Before him, Justice (R) Fakharuddin G Ibrahim was CEC, and was widely acclaimed to be a noble fellow. Even the PTI rated him very highly. However, it put so much pressure on him by publicly campaigning against him that he finally had to call it quits. In this sense, he too became controversial.

Among other CECs, Justice (R) Irshad Hassan Khan - appointed in 2002 - never earned any laurels and was always denounced for his role in this post. Khan headed a Supreme Court bench that had given three years to General (retd) Pervez Musharraf to amend the Constitution. 

The dictator, in exchange, blessed him with the top election office for three years. The general elections and public referendum held under Khan were highly rigged. Even Musharraf once frankly admitted gross fraud in the referendum.

Justice S A Nusrat, who held the office of the CEC during the General Ziaul Haq martial law, was never known for holding local or general elections in a fair, free and transparent manner. The ECP under him did what the rulers dictated.

Justice Molvi Mushtaq Hussain, who was CEC before Nusrat, was also never found non-controversial, mainly because of the judgement he, while heading a Lahore High Court (LHC) bench, had handed awarding the death sentence to former PM Zulfiqar Ali Bhutto.

In the early years of the ECP, four bureaucrats, Foreign Minister Khan, Akhar Hussain, G Moinuddin Khan and NA Farooqi had served as the CECs. During Ayub Khan’s era, the presidential election and basic democracies’ (BD) system were massively engineered to please the military dictator.
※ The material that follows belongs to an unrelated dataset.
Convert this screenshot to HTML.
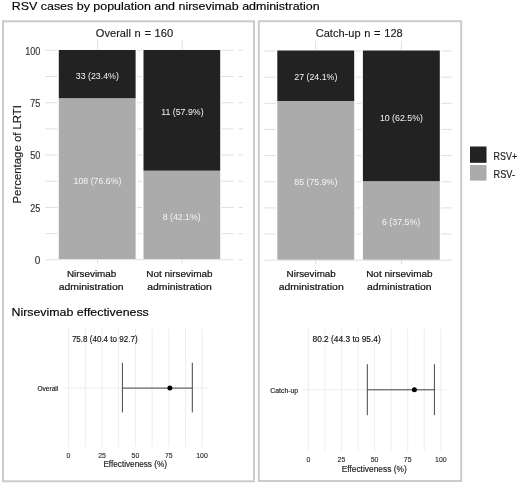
<!DOCTYPE html>
<html><head><meta charset="utf-8"><title>RSV cases</title>
<style>
html,body{margin:0;padding:0;background:#fff;}
svg{display:block;font-family:"Liberation Sans",Arial,sans-serif;}
</style></head><body>
<svg width="520" height="485" viewBox="0 0 520 485">
<rect width="520" height="485" fill="#fff"/>
<text x="11.7" y="9.7" font-size="11.6" fill="#000" stroke="#000" stroke-width="0.15" textLength="308" lengthAdjust="spacingAndGlyphs">RSV cases by population and nirsevimab administration</text>
<!-- panel borders -->
<rect x="3" y="21.3" width="251" height="460" fill="none" stroke="#cbcbcb" stroke-width="2"/>
<rect x="258.8" y="21.2" width="202.4" height="459.8" fill="none" stroke="#cbcbcb" stroke-width="2"/>

<!-- panel 1 grid -->
<g stroke="#dfdfdf" stroke-width="1" fill="none">
<path d="M45.3 50.3H233.8M239 50.3H243 M45.3 76.5H233.8M239 76.5H243 M45.3 102.7H233.8M239 102.7H243 M45.3 128.9H233.8M239 128.9H243 M45.3 155.1H233.8M239 155.1H243 M45.3 181.3H233.8M239 181.3H243 M45.3 207.5H233.8M239 207.5H243 M45.3 233.7H233.8M239 233.7H243 M45.3 259.7H233.8M239 259.7H243"/>
<path d="M97.5 40.5V263.5M182.2 40.5V263.5"/>
</g>
<!-- panel 1 bars -->
<rect x="57.3" y="49.5" width="79.8" height="209.5" fill="#fff"/><rect x="142" y="49.5" width="79.8" height="209.5" fill="#fff"/>
<rect x="58.8" y="50" width="76.8" height="48.5" fill="#222"/>
<rect x="58.8" y="98.5" width="76.8" height="160.5" fill="#ababab"/>
<rect x="143.5" y="50" width="76.7" height="120.8" fill="#222"/>
<rect x="143.5" y="170.8" width="76.7" height="88.2" fill="#ababab"/>
<!-- panel 2 grid -->
<g stroke="#dfdfdf" stroke-width="1" fill="none">
<path d="M264.5 51.0H451.6 M264.5 77.2H451.6 M264.5 103.3H451.6 M264.5 129.4H451.6 M264.5 155.6H451.6 M264.5 181.8H451.6 M264.5 207.9H451.6 M264.5 234.0H451.6 M264.5 260.2H451.6"/>
<path d="M315.7 40.8V264.2M401.5 40.8V264.2"/>
</g>
<rect x="275.8" y="50" width="79.9" height="209.7" fill="#fff"/><rect x="361.4" y="50" width="79.9" height="209.7" fill="#fff"/>
<rect x="277.3" y="50.5" width="76.9" height="50.5" fill="#222"/>
<rect x="277.3" y="101" width="76.9" height="158.7" fill="#ababab"/>
<rect x="362.9" y="50.5" width="76.9" height="131" fill="#222"/>
<rect x="362.9" y="181.5" width="76.9" height="78.2" fill="#ababab"/>

<!-- strip titles -->
<g font-size="11.35" fill="#1a1a1a" stroke="#1a1a1a" stroke-width="0.15">
<text x="95.8" y="36.9" font-size="11.1" word-spacing="0.6" textLength="77.3" lengthAdjust="spacingAndGlyphs">Overall n = 160</text>
<text x="315.7" y="37.1" font-size="11.1" word-spacing="0.6" textLength="87" lengthAdjust="spacingAndGlyphs">Catch-up n = 128</text>
</g>
<!-- y ticks -->
<g font-size="10.2" fill="#333" stroke="#333" stroke-width="0.15" text-anchor="end" lengthAdjust="spacingAndGlyphs">
<text x="40.3" y="54.8" textLength="15.1" lengthAdjust="spacingAndGlyphs">100</text>
<text x="40.3" y="107" textLength="10.1" lengthAdjust="spacingAndGlyphs">75</text>
<text x="40.3" y="159.4" textLength="10.1" lengthAdjust="spacingAndGlyphs">50</text>
<text x="40.3" y="211.7" textLength="10.1" lengthAdjust="spacingAndGlyphs">25</text>
<text x="40.3" y="263.9" font-size="10">0</text>
</g>
<text transform="translate(20.6,203.5) rotate(-90)" font-size="11.35" fill="#1a1a1a" stroke="#1a1a1a" stroke-width="0.15" textLength="98.5" lengthAdjust="spacingAndGlyphs">Percentage of LRTI</text>

<!-- bar labels -->
<g font-size="8.8" fill="#f4f4f4" text-anchor="middle">
<text x="97.3" y="78.8">33 (23.4%)</text>
<text x="97.5" y="183.5">108 (76.6%)</text>
<text x="182.4" y="114.7">11 (57.9%)</text>
<text x="181.7" y="219.5">8 (42.1%)</text>
<text x="315.8" y="79.8">27 (24.1%)</text>
<text x="315.8" y="184.7">85 (75.9%)</text>
<text x="401.4" y="120.6">10 (62.5%)</text>
<text x="401.1" y="225.1">6 (37.5%)</text>
</g>

<!-- x labels (Calibri-like) -->
<g font-size="9.5" fill="#111" stroke="#111" stroke-width="0.2" text-anchor="middle">
<text x="91.6" y="276.5" textLength="49.4" lengthAdjust="spacingAndGlyphs">Nirsevimab</text>
<text x="91.1" y="289.5" textLength="64.8" lengthAdjust="spacingAndGlyphs">administration</text>
<text x="179.4" y="276.5" textLength="66.4" lengthAdjust="spacingAndGlyphs">Not nirsevimab</text>
<text x="179.6" y="289.5" textLength="64.6" lengthAdjust="spacingAndGlyphs">administration</text>
<text x="311.2" y="276.9" textLength="49.2" lengthAdjust="spacingAndGlyphs">Nirsevimab</text>
<text x="311.2" y="289.9" textLength="65" lengthAdjust="spacingAndGlyphs">administration</text>
<text x="399.4" y="276.9" textLength="66.5" lengthAdjust="spacingAndGlyphs">Not nirsevimab</text>
<text x="399.3" y="289.9" textLength="64.7" lengthAdjust="spacingAndGlyphs">administration</text>
</g>

<!-- legend -->
<rect x="470" y="146.5" width="16.5" height="16.3" fill="#222"/>
<rect x="470" y="165" width="16.5" height="15.6" fill="#ababab"/>
<g font-size="10.2" fill="#1a1a1a" stroke="#1a1a1a" stroke-width="0.15">
<text x="493.6" y="160.2" textLength="23.6" lengthAdjust="spacingAndGlyphs">RSV+</text>
<text x="493.6" y="178" textLength="21.4" lengthAdjust="spacingAndGlyphs">RSV-</text>
</g>

<!-- section 2 title -->
<text x="11.5" y="315.7" font-size="11.5" fill="#000" stroke="#000" stroke-width="0.15" textLength="137.3" lengthAdjust="spacingAndGlyphs">Nirsevimab effectiveness</text>

<!-- forest 1 -->
<g stroke="#ebebeb" stroke-width="0.9" fill="none">
<path d="M68.6 328.5V446.8M85.3 328.5V446.8M102 328.5V446.8M118.7 328.5V446.8M135.4 328.5V446.8M152.1 328.5V446.8M168.8 328.5V446.8M185.5 328.5V446.8M202.2 328.5V446.8"/>
<path d="M62.5 388.1H208.4"/>
</g>
<g stroke="#444" stroke-width="1" fill="none">
<path d="M122.4 362.7V412.4M192.3 362.7V412.4M122.4 388.1H192.3"/>
</g>
<circle cx="169.9" cy="388.1" r="2.5" fill="#000"/>
<text x="71.9" y="342" font-size="8.3" fill="#111" stroke="#111" stroke-width="0.15" textLength="65.7" lengthAdjust="spacingAndGlyphs">75.8 (40.4 to 92.7)</text>
<text x="58.3" y="391" font-size="6.6" fill="#222" stroke="#222" stroke-width="0.15" text-anchor="end">Overall</text>
<g font-size="6.9" fill="#333" stroke="#333" stroke-width="0.15" text-anchor="middle">
<text x="68.5" y="458">0</text><text x="102" y="458">25</text><text x="135.4" y="458">50</text><text x="168.8" y="458">75</text><text x="202" y="458">100</text>
</g>
<text x="135.2" y="467.3" font-size="8.2" fill="#1a1a1a" stroke="#1a1a1a" stroke-width="0.15" text-anchor="middle">Effectiveness (%)</text>

<!-- forest 2 -->
<g stroke="#ebebeb" stroke-width="0.9" fill="none">
<path d="M308.3 329V451.3M324.9 329V451.3M341.4 329V451.3M358 329V451.3M374.6 329V451.3M391.1 329V451.3M407.7 329V451.3M424.2 329V451.3M440.8 329V451.3"/>
<path d="M302.7 389.8H446.9"/>
</g>
<g stroke="#444" stroke-width="1" fill="none">
<path d="M367.3 364.2V415.2M434.4 364.2V415.2M367.3 389.8H434.4"/>
</g>
<circle cx="414.4" cy="389.8" r="2.5" fill="#000"/>
<text x="312.5" y="342" font-size="8.35" fill="#111" stroke="#111" stroke-width="0.15" textLength="68.2" lengthAdjust="spacingAndGlyphs">80.2 (44.3 to 95.4)</text>
<text x="298.2" y="393" font-size="6.9" fill="#222" stroke="#222" stroke-width="0.15" text-anchor="end">Catch-up</text>
<g font-size="6.9" fill="#333" stroke="#333" stroke-width="0.15" text-anchor="middle">
<text x="308.3" y="462.4">0</text><text x="341.4" y="462.4">25</text><text x="374.6" y="462.4">50</text><text x="407.7" y="462.4">75</text><text x="440.8" y="462.4">100</text>
</g>
<text x="374.2" y="472.4" font-size="8.4" fill="#1a1a1a" stroke="#1a1a1a" stroke-width="0.15" text-anchor="middle">Effectiveness (%)</text>
</svg>
</body></html>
After several years, the experiment to have a retired bureaucrat as the CEC is about to be repeated, if there is no change in the lists of candidates recommended by Prime Minister Imran Khan and leader of the opposition Shehbaz Sharif.

As a general rule, it has been proven that civil servants mostly love the status quo and hardly pick up the courage to take bold decisions that are disapproved by the rulers. They always look to the powerful while doing their job.

However, the problem with the political parties is that they search for fawning flunkies instead of independent-minded people, who do justice and work with honesty. This is the fundamental reason that there is always a fierce fight over the appointment of the CEC.

In the past, the CEC used to be powerful, but after the enactment of the Elections Act 2017, he doesn’t have any exceptional powers and is just one among the equals. Now, it is the ECP, comprising the CEC and four other members, that take all decisions.